**RECORDS**
- - -
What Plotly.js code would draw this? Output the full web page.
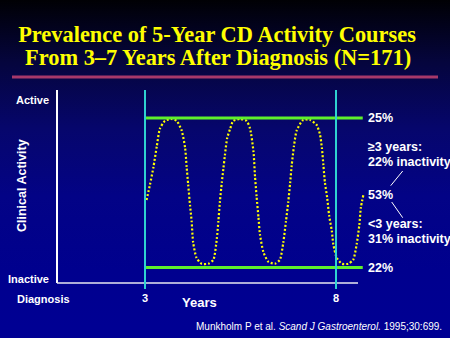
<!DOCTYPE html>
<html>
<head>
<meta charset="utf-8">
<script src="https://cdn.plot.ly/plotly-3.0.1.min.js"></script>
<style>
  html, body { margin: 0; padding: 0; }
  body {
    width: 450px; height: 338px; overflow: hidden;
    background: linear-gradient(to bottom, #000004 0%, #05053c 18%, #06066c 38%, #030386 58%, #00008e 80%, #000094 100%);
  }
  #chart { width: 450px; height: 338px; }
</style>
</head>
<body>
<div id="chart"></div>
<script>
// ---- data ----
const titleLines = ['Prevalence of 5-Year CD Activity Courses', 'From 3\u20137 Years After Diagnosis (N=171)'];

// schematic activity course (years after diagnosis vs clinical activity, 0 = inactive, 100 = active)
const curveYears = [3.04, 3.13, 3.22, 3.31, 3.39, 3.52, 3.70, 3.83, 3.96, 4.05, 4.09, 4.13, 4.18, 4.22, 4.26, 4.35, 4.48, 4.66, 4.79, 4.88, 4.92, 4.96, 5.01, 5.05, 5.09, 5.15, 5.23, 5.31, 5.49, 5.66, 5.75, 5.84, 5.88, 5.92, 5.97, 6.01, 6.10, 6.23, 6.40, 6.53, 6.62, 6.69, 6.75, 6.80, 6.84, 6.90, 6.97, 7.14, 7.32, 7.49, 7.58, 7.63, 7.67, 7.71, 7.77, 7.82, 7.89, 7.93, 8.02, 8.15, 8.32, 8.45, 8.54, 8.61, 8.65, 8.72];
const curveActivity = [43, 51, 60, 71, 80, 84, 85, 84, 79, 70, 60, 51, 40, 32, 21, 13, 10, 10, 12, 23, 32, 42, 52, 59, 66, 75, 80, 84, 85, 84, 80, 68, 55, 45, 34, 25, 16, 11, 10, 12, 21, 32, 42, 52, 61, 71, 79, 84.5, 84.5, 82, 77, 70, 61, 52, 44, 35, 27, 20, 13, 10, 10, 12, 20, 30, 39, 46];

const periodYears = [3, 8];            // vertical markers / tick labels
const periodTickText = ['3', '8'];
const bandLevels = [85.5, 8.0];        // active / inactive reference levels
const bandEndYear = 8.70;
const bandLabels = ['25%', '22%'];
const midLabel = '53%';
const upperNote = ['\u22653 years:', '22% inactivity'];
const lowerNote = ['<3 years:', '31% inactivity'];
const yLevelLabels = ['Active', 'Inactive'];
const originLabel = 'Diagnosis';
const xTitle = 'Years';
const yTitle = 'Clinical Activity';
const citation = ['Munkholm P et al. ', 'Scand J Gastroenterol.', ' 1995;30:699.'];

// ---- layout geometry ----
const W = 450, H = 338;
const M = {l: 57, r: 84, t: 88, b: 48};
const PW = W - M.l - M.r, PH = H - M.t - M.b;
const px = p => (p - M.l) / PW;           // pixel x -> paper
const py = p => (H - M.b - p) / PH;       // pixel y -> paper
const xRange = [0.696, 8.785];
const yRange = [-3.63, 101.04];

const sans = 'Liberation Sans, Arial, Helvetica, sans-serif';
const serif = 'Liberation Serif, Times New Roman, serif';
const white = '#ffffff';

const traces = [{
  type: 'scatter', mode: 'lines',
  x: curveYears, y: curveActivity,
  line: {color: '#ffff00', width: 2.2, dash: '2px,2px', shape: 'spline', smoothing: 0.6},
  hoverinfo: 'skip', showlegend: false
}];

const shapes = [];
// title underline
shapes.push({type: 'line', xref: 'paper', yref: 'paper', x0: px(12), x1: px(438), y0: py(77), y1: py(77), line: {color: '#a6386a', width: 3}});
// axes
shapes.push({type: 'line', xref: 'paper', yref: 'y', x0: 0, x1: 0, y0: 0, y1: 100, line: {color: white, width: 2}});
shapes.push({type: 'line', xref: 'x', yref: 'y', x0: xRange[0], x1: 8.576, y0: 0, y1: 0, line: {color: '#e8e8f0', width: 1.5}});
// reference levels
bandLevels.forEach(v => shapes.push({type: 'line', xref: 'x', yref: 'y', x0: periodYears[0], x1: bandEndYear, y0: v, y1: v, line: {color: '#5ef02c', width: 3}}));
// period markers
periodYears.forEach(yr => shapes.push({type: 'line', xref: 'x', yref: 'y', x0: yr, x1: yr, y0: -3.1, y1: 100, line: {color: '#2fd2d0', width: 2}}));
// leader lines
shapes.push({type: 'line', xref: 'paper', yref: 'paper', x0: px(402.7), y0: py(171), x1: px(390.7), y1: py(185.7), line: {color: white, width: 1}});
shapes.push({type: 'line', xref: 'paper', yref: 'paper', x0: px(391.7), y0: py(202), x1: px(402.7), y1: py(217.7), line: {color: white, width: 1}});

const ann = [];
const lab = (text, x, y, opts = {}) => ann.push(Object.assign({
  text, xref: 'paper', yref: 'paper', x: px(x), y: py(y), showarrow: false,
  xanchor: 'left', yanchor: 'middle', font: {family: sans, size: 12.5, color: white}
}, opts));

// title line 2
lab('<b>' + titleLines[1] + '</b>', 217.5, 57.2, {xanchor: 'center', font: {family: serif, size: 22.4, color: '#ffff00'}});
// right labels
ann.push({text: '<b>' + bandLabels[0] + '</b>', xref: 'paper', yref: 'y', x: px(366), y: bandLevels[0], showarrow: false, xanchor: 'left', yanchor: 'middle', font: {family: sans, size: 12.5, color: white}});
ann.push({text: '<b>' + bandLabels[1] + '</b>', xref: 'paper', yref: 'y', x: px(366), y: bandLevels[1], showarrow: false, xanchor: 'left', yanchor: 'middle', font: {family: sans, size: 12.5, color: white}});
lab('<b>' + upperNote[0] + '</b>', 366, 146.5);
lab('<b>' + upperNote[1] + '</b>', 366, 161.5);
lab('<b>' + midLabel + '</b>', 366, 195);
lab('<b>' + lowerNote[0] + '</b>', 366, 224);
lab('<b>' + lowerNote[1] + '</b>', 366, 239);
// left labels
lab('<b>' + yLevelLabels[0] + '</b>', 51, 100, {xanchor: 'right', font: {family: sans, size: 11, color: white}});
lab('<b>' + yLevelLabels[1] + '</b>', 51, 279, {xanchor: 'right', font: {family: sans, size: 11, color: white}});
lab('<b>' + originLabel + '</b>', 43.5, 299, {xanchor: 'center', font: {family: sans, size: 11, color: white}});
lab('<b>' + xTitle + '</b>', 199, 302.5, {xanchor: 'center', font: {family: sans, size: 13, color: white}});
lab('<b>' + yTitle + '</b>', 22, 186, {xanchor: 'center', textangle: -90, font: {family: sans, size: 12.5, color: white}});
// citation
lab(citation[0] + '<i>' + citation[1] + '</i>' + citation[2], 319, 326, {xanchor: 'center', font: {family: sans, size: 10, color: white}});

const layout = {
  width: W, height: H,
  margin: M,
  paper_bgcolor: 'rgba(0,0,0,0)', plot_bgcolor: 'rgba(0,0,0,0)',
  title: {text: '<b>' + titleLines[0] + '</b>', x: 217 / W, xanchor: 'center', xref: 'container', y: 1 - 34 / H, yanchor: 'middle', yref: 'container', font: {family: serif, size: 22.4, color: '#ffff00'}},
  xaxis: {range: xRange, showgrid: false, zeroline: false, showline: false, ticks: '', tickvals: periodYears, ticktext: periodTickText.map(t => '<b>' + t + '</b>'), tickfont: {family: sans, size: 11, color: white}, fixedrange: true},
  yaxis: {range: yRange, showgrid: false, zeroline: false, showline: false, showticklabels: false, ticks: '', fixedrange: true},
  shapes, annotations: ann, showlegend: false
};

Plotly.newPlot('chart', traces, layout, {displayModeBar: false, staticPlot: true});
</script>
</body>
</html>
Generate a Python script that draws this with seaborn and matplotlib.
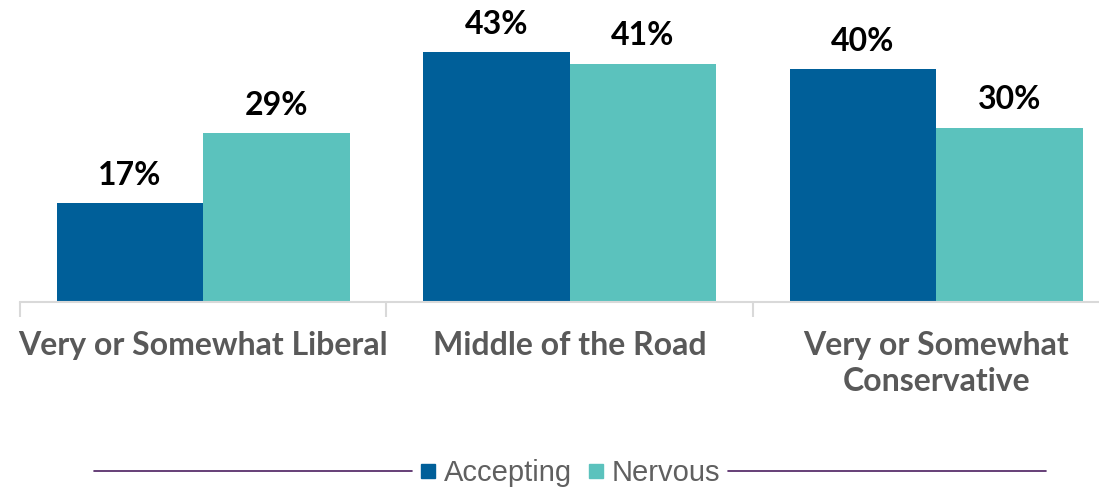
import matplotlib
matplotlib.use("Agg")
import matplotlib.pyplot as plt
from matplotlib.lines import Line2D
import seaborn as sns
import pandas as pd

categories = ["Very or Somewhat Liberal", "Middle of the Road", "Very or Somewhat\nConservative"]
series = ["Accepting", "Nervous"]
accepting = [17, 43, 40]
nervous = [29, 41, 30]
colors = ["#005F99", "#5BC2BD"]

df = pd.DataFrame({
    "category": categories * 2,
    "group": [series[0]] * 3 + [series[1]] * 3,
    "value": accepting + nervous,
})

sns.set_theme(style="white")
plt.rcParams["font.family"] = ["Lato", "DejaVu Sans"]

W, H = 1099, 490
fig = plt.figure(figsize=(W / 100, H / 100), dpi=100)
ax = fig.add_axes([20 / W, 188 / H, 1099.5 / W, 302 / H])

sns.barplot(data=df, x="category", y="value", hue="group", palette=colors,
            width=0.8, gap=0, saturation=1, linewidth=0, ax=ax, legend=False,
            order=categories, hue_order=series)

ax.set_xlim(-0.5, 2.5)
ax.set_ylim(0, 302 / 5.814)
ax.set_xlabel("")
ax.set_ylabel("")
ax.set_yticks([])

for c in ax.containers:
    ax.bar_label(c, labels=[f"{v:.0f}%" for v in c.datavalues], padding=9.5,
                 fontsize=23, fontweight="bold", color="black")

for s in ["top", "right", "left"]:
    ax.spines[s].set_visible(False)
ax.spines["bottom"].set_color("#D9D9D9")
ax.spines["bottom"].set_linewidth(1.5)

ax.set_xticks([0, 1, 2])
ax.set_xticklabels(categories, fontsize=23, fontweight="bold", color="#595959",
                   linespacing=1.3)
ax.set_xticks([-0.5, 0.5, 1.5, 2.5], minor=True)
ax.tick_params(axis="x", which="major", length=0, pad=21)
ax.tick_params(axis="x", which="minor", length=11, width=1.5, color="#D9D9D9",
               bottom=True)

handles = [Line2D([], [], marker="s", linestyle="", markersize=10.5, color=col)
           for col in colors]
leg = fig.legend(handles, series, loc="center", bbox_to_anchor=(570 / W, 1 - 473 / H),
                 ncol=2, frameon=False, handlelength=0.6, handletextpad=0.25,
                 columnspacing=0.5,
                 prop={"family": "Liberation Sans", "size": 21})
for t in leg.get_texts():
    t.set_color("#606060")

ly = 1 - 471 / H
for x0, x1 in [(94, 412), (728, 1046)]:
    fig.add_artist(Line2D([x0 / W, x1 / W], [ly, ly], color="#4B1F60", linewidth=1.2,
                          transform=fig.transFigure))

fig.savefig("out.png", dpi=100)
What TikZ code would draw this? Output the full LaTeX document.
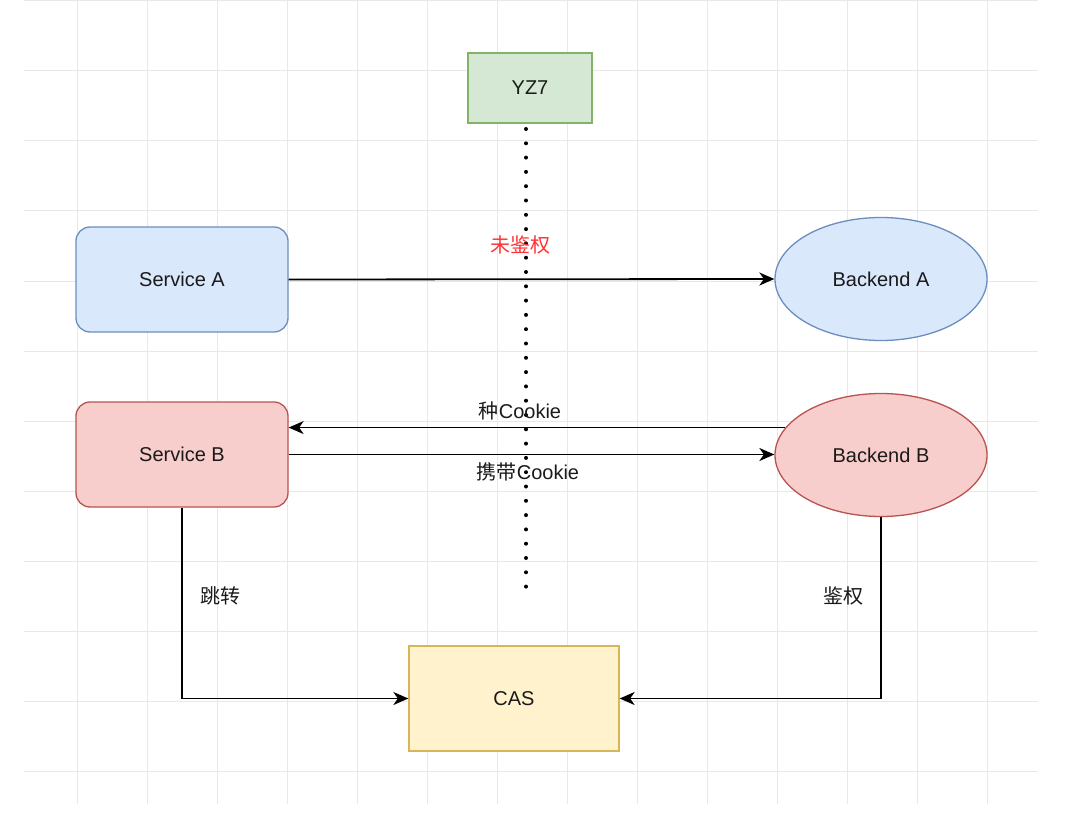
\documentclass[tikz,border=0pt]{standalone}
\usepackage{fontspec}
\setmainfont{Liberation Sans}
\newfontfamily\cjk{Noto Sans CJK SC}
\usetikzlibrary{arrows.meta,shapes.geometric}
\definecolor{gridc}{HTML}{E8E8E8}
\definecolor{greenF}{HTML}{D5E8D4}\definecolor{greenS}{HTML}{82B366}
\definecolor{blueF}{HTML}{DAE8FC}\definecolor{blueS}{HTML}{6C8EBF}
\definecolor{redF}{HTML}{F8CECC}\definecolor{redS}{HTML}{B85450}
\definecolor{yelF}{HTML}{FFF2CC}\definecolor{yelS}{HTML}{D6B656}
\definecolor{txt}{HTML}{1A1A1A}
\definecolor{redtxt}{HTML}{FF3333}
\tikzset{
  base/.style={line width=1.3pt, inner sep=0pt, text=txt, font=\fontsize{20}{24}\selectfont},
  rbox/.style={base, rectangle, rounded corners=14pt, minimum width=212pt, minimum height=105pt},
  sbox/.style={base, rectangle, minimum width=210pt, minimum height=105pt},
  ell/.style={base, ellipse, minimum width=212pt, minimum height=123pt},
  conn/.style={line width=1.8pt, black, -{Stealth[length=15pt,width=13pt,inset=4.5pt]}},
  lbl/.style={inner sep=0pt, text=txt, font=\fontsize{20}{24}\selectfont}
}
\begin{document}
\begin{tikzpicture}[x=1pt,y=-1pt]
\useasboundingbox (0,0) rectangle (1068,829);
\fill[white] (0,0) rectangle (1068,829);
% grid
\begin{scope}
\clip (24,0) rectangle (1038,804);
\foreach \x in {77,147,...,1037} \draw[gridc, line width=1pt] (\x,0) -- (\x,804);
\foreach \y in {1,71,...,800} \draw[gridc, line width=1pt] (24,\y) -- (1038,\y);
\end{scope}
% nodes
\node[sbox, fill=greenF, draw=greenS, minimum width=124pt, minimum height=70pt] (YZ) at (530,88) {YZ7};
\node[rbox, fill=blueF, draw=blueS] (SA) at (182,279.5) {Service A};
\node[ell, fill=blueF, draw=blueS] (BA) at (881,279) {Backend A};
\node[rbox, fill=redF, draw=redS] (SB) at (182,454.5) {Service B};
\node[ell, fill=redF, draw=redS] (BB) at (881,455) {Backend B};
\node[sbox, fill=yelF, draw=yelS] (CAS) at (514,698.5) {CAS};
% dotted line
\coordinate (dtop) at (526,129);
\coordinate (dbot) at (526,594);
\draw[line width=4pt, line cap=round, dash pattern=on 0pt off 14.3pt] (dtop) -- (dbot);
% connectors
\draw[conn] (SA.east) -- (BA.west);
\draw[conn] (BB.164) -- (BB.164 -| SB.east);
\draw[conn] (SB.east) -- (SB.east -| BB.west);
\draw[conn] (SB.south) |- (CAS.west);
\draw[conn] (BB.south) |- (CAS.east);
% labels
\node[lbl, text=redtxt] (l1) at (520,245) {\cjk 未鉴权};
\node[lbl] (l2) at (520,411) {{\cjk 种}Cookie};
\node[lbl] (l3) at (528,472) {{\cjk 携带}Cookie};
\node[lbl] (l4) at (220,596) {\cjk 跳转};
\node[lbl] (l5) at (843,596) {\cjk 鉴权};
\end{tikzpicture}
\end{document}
- - -
**AIM**
Up to and including the line containing "30, 39, 46];", quote each line of the entries above from the very first, please, exactly and without images.

**REPLY TO THE TASK**
What Plotly.js code would draw this? Output the full web page.
<!DOCTYPE html>
<html>
<head>
<meta charset="utf-8">
<script src="https://cdn.plot.ly/plotly-3.0.1.min.js"></script>
<style>
  html, body { margin: 0; padding: 0; }
  body {
    width: 450px; height: 338px; overflow: hidden;
    background: linear-gradient(to bottom, #000004 0%, #05053c 18%, #06066c 38%, #030386 58%, #00008e 80%, #000094 100%);
  }
  #chart { width: 450px; height: 338px; }
</style>
</head>
<body>
<div id="chart"></div>
<script>
// ---- data ----
const titleLines = ['Prevalence of 5-Year CD Activity Courses', 'From 3\u20137 Years After Diagnosis (N=171)'];

// schematic activity course (years after diagnosis vs clinical activity, 0 = inactive, 100 = active)
const curveYears = [3.04, 3.13, 3.22, 3.31, 3.39, 3.52, 3.70, 3.83, 3.96, 4.05, 4.09, 4.13, 4.18, 4.22, 4.26, 4.35, 4.48, 4.66, 4.79, 4.88, 4.92, 4.96, 5.01, 5.05, 5.09, 5.15, 5.23, 5.31, 5.49, 5.66, 5.75, 5.84, 5.88, 5.92, 5.97, 6.01, 6.10, 6.23, 6.40, 6.53, 6.62, 6.69, 6.75, 6.80, 6.84, 6.90, 6.97, 7.14, 7.32, 7.49, 7.58, 7.63, 7.67, 7.71, 7.77, 7.82, 7.89, 7.93, 8.02, 8.15, 8.32, 8.45, 8.54, 8.61, 8.65, 8.72];
const curveActivity = [43, 51, 60, 71, 80, 84, 85, 84, 79, 70, 60, 51, 40, 32, 21, 13, 10, 10, 12, 23, 32, 42, 52, 59, 66, 75, 80, 84, 85, 84, 80, 68, 55, 45, 34, 25, 16, 11, 10, 12, 21, 32, 42, 52, 61, 71, 79, 84.5, 84.5, 82, 77, 70, 61, 52, 44, 35, 27, 20, 13, 10, 10, 12, 20, 30, 39, 46];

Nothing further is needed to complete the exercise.